Given request: Here is the task for the listing below: output exactly the lines from the one containing "Output the Python" through the one containing "import plotly.graph_objects as go", and leave out the pictures.

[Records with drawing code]
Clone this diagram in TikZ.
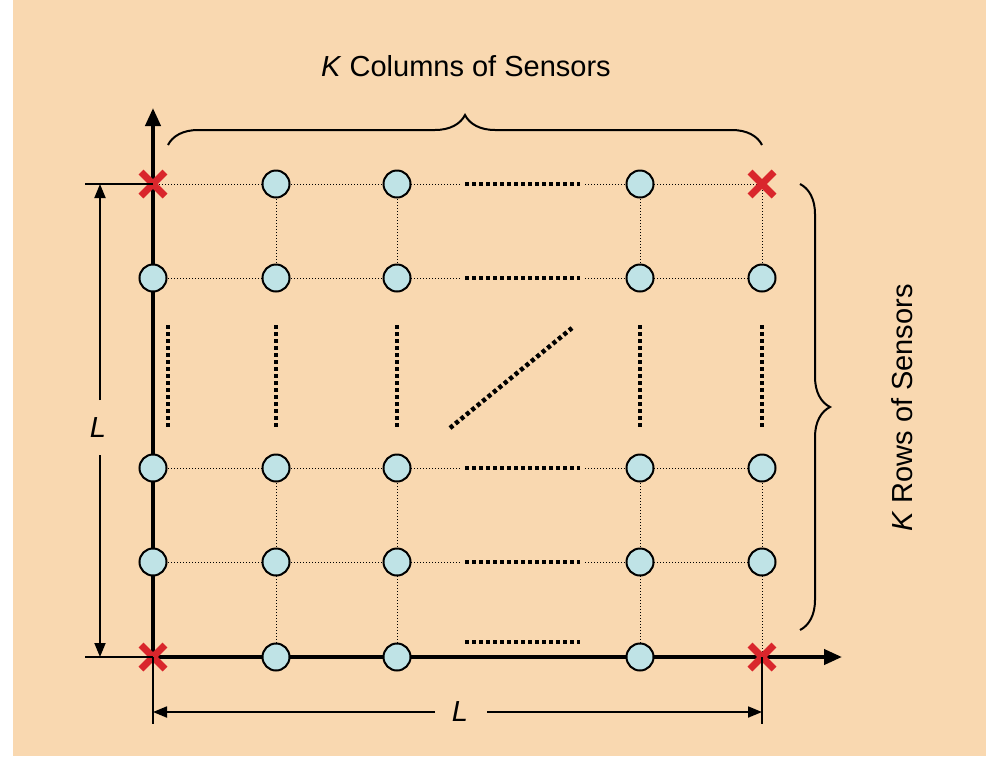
\documentclass[tikz,border=0pt]{standalone}
\usepackage{fontspec}
\setmainfont{Liberation Sans}
\usetikzlibrary{decorations.pathreplacing,arrows.meta,calc}
\definecolor{peach}{HTML}{F9D8B0}
\definecolor{sens}{HTML}{BFE3E6}
\definecolor{xred}{HTML}{D9262C}
\begin{document}
\begin{tikzpicture}[x=1pt,y=-1pt,
  sensor/.style={circle,draw=black,line width=2pt,fill=sens,minimum size=27pt,inner sep=0pt},
  grid/.style={dotted,line width=1pt},
  gap/.style={line width=4.5pt,dash pattern=on 4pt off 3pt},
  lbl/.style={font=\fontsize{29}{34}\selectfont},
  bracestyle/.style={line width=2pt,decorate,decoration={brace,amplitude=30pt}},
  dim/.style={line width=1.8pt,-{Triangle[length=14pt,width=11pt]}}]
\useasboundingbox (0,0) rectangle (995,756);
\fill[white] (0,0) rectangle (995,756);
\fill[peach] (13,0) rectangle (986,756);
% grid lines
\foreach \y in {184,278,468,562}{\draw[grid] (153,\y) -- (460,\y); \draw[grid] (585,\y) -- (762,\y);}
\foreach \x in {276,397,640,762}{\draw[grid] (\x,184) -- (\x,278); \draw[grid] (\x,468) -- (\x,657);}
% gaps
\foreach \y in {184,278,468,562,642}{\draw[gap] (465,\y) -- (580,\y);}
\foreach \x in {168,276,397,640,762}{\draw[gap] (\x,325) -- (\x,428);}
\draw[gap] (450,428) -- (572,328);
% axes
\draw[line width=4pt,-{Triangle[length=18pt,width=15pt]}] (153,657) -- (153,108);
\draw[line width=4pt,-{Triangle[length=18pt,width=15pt]}] (153,657) -- (842,657);
% sensors
\foreach \x/\y [count=\i] in {276/184,397/184,640/184,
  153/278,276/278,397/278,640/278,762/278,
  153/468,276/468,397/468,640/468,762/468,
  153/562,276/562,397/562,640/562,762/562,
  276/657,397/657,640/657}
  \node[sensor] (s\i) at (\x,\y) {};
% crosses
\foreach \x/\y [count=\i] in {153/184,762/184,153/657,762/657}{
  \coordinate (c\i) at (\x,\y);
  \draw[xred,line width=7pt] ($(c\i)+(-12,-12)$) -- ($(c\i)+(12,12)$);
  \draw[xred,line width=7pt] ($(c\i)+(-12,12)$) -- ($(c\i)+(12,-12)$);}
% dimensions
\draw[line width=1.8pt] (85,184) -- (153,184);
\draw[line width=1.8pt] (85,657) -- (153,657);
\draw[line width=1.8pt] (153,657) -- (153,724);
\draw[line width=1.8pt] (762,657) -- (762,724);
\node[font=\fontsize{29}{34}\selectfont\itshape] (lv) at (98,428) {L};
\node[font=\fontsize{29}{34}\selectfont\itshape] (lh) at (460,712) {L};
\draw[dim] (100,400) -- (100,184);
\draw[dim] (100,455) -- (100,657);
\draw[dim] (435,712) -- (153,712);
\draw[dim] (487,712) -- (762,712);
% braces
\draw[bracestyle] (168,145) -- (762,145);
\node[lbl] (top) at (466,66) {\textit{K} Columns of Sensors};
\draw[bracestyle] (800,184) -- (800,630);
\node[lbl,rotate=90] (right) at (902,408) {\textit{K} Rows of Sensors};
\end{tikzpicture}
\end{document}
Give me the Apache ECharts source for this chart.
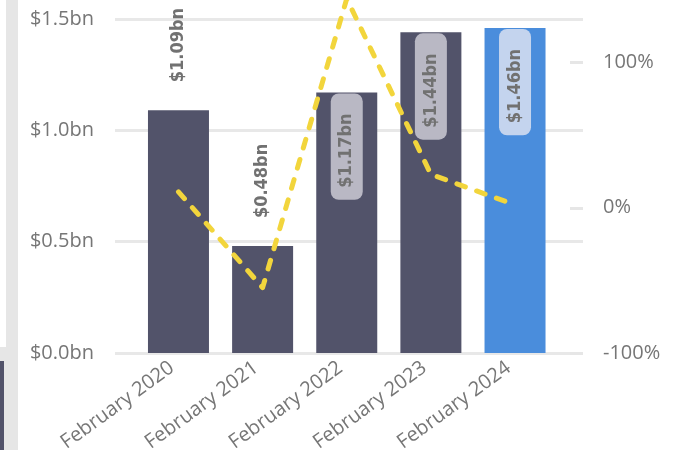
<!DOCTYPE html>
<html>
<head>
<meta charset="utf-8">
<script src="https://cdn.jsdelivr.net/npm/echarts@6/dist/echarts.min.js"></script>
<style>
  html, body { margin: 0; padding: 0; background: #fff; }
  #chart { width: 678px; height: 450px; }
</style>
</head>
<body>
<div id="chart"></div>
<script>
const categories = ['February 2020', 'February 2021', 'February 2022', 'February 2023', 'February 2024']
const revenueBn = [1.09, 0.48, 1.17, 1.44, 1.46]
const growthPct = [11, -55, 144, 23, 2]
const leftTicks = [0, 0.5, 1.0, 1.5]
const rightTicks = [-100, 0, 100]

const barDark = '#52536a'
const barBlue = '#4a8ddc'
const labelFont = { fontFamily: 'DejaVu Sans Condensed', fontWeight: 'bold', fontSize: 18, color: '#717171' }

const chart = echarts.init(document.getElementById('chart'))

const barData = revenueBn.map((v, i) => {
  const item = { value: v, itemStyle: { color: i === revenueBn.length - 1 ? barBlue : barDark } }
  if (i < 2) {
    // tall enough bars keep the label inside, the first two sit above
    item.label = { position: 'top', distance: 28, align: 'left', verticalAlign: 'middle' }
  } else {
    item.label = {
      position: 'insideTop', distance: 1, align: 'right', verticalAlign: 'middle',
      backgroundColor: i === revenueBn.length - 1 ? '#c4d4ee' : '#b9b8c4',
      borderRadius: 8, lineHeight: 18, padding: [7, 20, 7, 12]
    }
  }
  return item
})

chart.setOption({
  animation: false,
  graphic: [
    { type: 'rect', shape: { x: 6, y: 0, width: 12, height: 450 }, style: { fill: '#e6e6e6' } },
    { type: 'rect', shape: { x: 0, y: 347, width: 6, height: 103 }, style: { fill: '#e6e6e6' } },
    { type: 'rect', shape: { x: 0, y: 361, width: 4, height: 89 }, style: { fill: barDark } }
  ],
  grid: [
    { left: 115, right: 95, top: 19, bottom: 97, outerBoundsMode: 'none', containLabel: false },
    { left: 136.4, right: 120.9, top: 19, bottom: 97, outerBoundsMode: 'none', containLabel: false }
  ],
  xAxis: [
    { gridIndex: 0, type: 'value', min: 0, max: 1, show: false },
    {
      gridIndex: 1, type: 'category', data: categories,
      axisLine: { show: false }, axisTick: { show: false },
      axisLabel: {
        interval: 0, rotate: 36, margin: 8, padding: [0, 8, 0, 0],
        fontFamily: 'Open Sans', fontSize: 20, color: '#767676'
      }
    }
  ],
  yAxis: [
    {
      gridIndex: 0, type: 'value', min: 0, max: 1.5, interval: 0.5,
      axisLine: { show: false }, axisTick: { show: false },
      axisLabel: {
        margin: 21, fontFamily: 'Open Sans', fontSize: 20, color: '#767676',
        formatter: v => leftTicks.indexOf(v) >= 0 ? '$' + v.toFixed(1) + 'bn' : ''
      },
      splitLine: { lineStyle: { color: '#e8e8e8', width: 3 } }
    },
    { gridIndex: 1, type: 'value', min: 0, max: 1.5, show: false },
    {
      gridIndex: 1, type: 'value', position: 'right', offset: 25.9,
      min: -100, max: 130, interval: 100,
      axisLine: { show: false },
      axisTick: { show: true, inside: true, length: 13, lineStyle: { color: '#e6e6e6', width: 3 } },
      axisLabel: {
        margin: 20, showMaxLabel: false, fontFamily: 'Open Sans', fontSize: 20, color: '#767676',
        formatter: v => rightTicks.indexOf(v) >= 0 ? v + '%' : ''
      },
      splitLine: { show: false }
    }
  ],
  series: [
    {
      type: 'bar', xAxisIndex: 1, yAxisIndex: 1,
      data: barData, barWidth: 61,
      label: Object.assign({
        show: true, rotate: 90,
        formatter: p => '$' + p.value.toFixed(2) + 'bn'
      }, labelFont)
    },
    {
      type: 'line', xAxisIndex: 1, yAxisIndex: 2,
      data: growthPct, clip: false, symbol: 'none', z: 5,
      lineStyle: { color: '#f2d53c', width: 5, type: [9, 12], cap: 'round', join: 'round' }
    }
  ]
})
</script>
</body>
</html>
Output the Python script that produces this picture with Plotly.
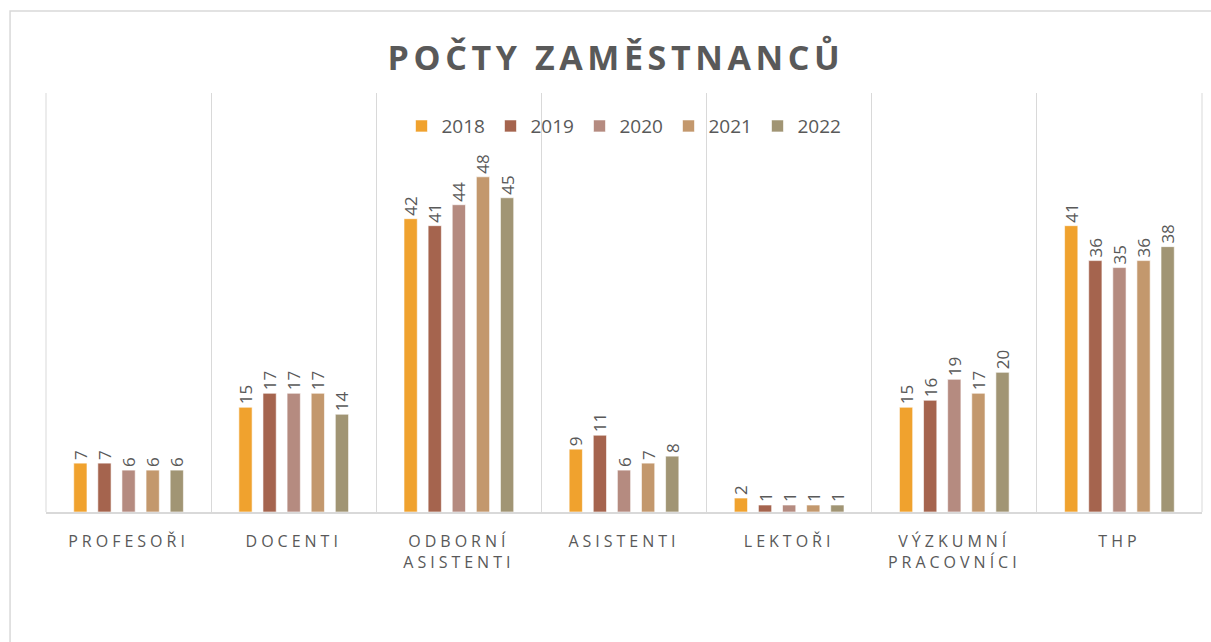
import plotly.graph_objects as go

categories = ["PROFESOŘI", "DOCENTI", "ODBORNÍ<br>ASISTENTI", "ASISTENTI", "LEKTOŘI",
              "VÝZKUMNÍ<br>PRACOVNÍCI", "THP"]
years = ["2018", "2019", "2020", "2021", "2022"]
v2018 = [7, 15, 42, 9, 2, 15, 41]
v2019 = [7, 17, 41, 11, 1, 16, 36]
v2020 = [6, 17, 44, 6, 1, 19, 35]
v2021 = [6, 17, 48, 7, 1, 17, 36]
v2022 = [6, 14, 45, 8, 1, 20, 38]
series = [v2018, v2019, v2020, v2021, v2022]
colors = ["#F0A22E", "#A5644E", "#B58B80", "#C3986D", "#A19574"]

TXT = "#595959"
GRID = "#D9D9D9"

fig = go.Figure()
for name, vals, col in zip(years, series, colors):
    fig.add_trace(go.Bar(
        name=name, x=categories, y=vals,
        marker=dict(color=col, line=dict(color="rgba(255,255,255,0.6)", width=1)),
        text=[str(v) for v in vals], textposition="outside", textangle=-90,
        constraintext="none",
        textfont=dict(family="Open Sans", size=17, color=TXT),
        cliponaxis=False,
    ))

fig.update_layout(
    width=1211, height=642,
    margin=dict(l=46, r=9, t=93, b=130),
    paper_bgcolor="white", plot_bgcolor="white",
    barmode="group", bargap=0.27, bargroupgap=0.45,
    title=dict(text="<b>POČTY ZAMĚSTNANCŮ</b>", x=0.5086, xanchor="center",
               y=0.91, yanchor="middle",
               font=dict(family="Open Sans", size=34, color=TXT)),
    legend=dict(orientation="h", x=0.5, xanchor="center", y=0.921, yanchor="middle",
                bgcolor="rgba(0,0,0,0)", font=dict(family="Open Sans", size=19, color=TXT),
                entrywidth=44, traceorder="normal", itemclick=False),
    xaxis=dict(type="category", tickson="boundaries", showgrid=True, gridcolor=GRID,
               gridwidth=1, showline=True, linecolor=GRID, linewidth=1.5,
               ticks="", ticklabelstandoff=14,
               tickfont=dict(family="Open Sans", size=16, color=TXT), fixedrange=True),
    yaxis=dict(range=[0, 60], visible=False, showgrid=False, zeroline=False, fixedrange=True),
    showlegend=True,
    shapes=[
        dict(type="rect", xref="paper", yref="paper",
             x0=-0.0311, x1=1.2, y0=-0.5, y1=1.1957,
             line=dict(color=GRID, width=1.5), fillcolor="rgba(0,0,0,0)", layer="below"),
        dict(type="line", xref="paper", yref="paper", x0=0, x1=0, y0=0, y1=1,
             line=dict(color=GRID, width=1), layer="below"),
        dict(type="line", xref="paper", yref="paper", x0=1, x1=1, y0=0, y1=1,
             line=dict(color=GRID, width=1), layer="below"),
    ],
)

post = """
function sp(){
 document.querySelectorAll('.gtitle').forEach(function(e){e.style.letterSpacing='4.6px';});
 document.querySelectorAll('.xtick text').forEach(function(e){e.style.letterSpacing='4px';});
}
sp();
var gd=document.getElementsByClassName('plotly-graph-div')[0];
gd.on('plotly_afterplot', sp);
"""
fig.write_html("out.html", post_script=post)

Final result:
Output the Python script that produces this picture with Plotly.
import plotly.graph_objects as go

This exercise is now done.